Item 10(e) requires a statement disclosing why management believes the Non-GAAP measure provides useful information to investors. This statement must explain the measure’s purpose and the value it adds beyond the comparable GAAP measure. If the measure is used internally to manage the business, that internal use must be specified.
Disclosures must clearly explain the limitations of the Non-GAAP measures and why they should not be considered substitutes for GAAP figures. Any change in the method of calculation from one period to the next must also be clearly disclosed and justified to avoid misleading comparisons.
The mandatory reconciliation to the most directly comparable GAAP measure is a key procedural requirement for disclosing Non-GAAP measures. This reconciliation acts as a quantitative bridge that connects the adjusted Non-GAAP figure back to the standard GAAP result. SEC rules require this bridge to be presented in a clear format, typically as a tabular presentation.

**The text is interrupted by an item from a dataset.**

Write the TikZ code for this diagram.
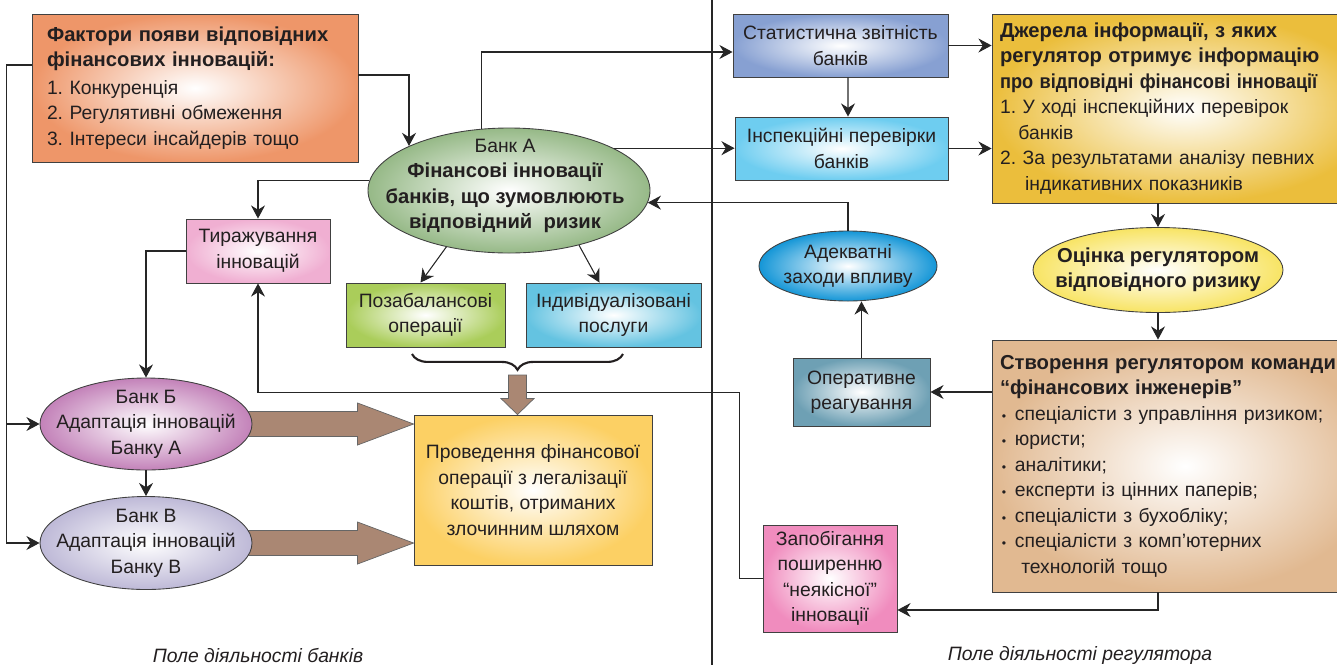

The reconciliation must show the exact adjustments made to the GAAP measure, detailing the specific dollar amount of each exclusion or inclusion. For instance, if a company reports Adjusted Net Income, the table must start with Net Income and then line-item the specific amounts added back. The final total of these adjustments results in the reported Non-GAAP measure.
This detail allows investors to verify the calculation and assess the materiality and nature of the adjustments made by management. If a company provides forward-looking Non-GAAP measures, the reconciliation must also be provided. The SEC allows an exception if a quantitative reconciliation is unavailable without unreasonable effort.
In cases where a full quantitative reconciliation of a forward-looking measure is impracticable, the company must clearly disclose that fact and provide a statement identifying the information that is unavailable. This mechanical link ensures investors can trace every dollar of difference between the GAAP and the Non-GAAP figure. This prevents the Non-GAAP measure from being viewed as an entirely separate, unverifiable financial statement.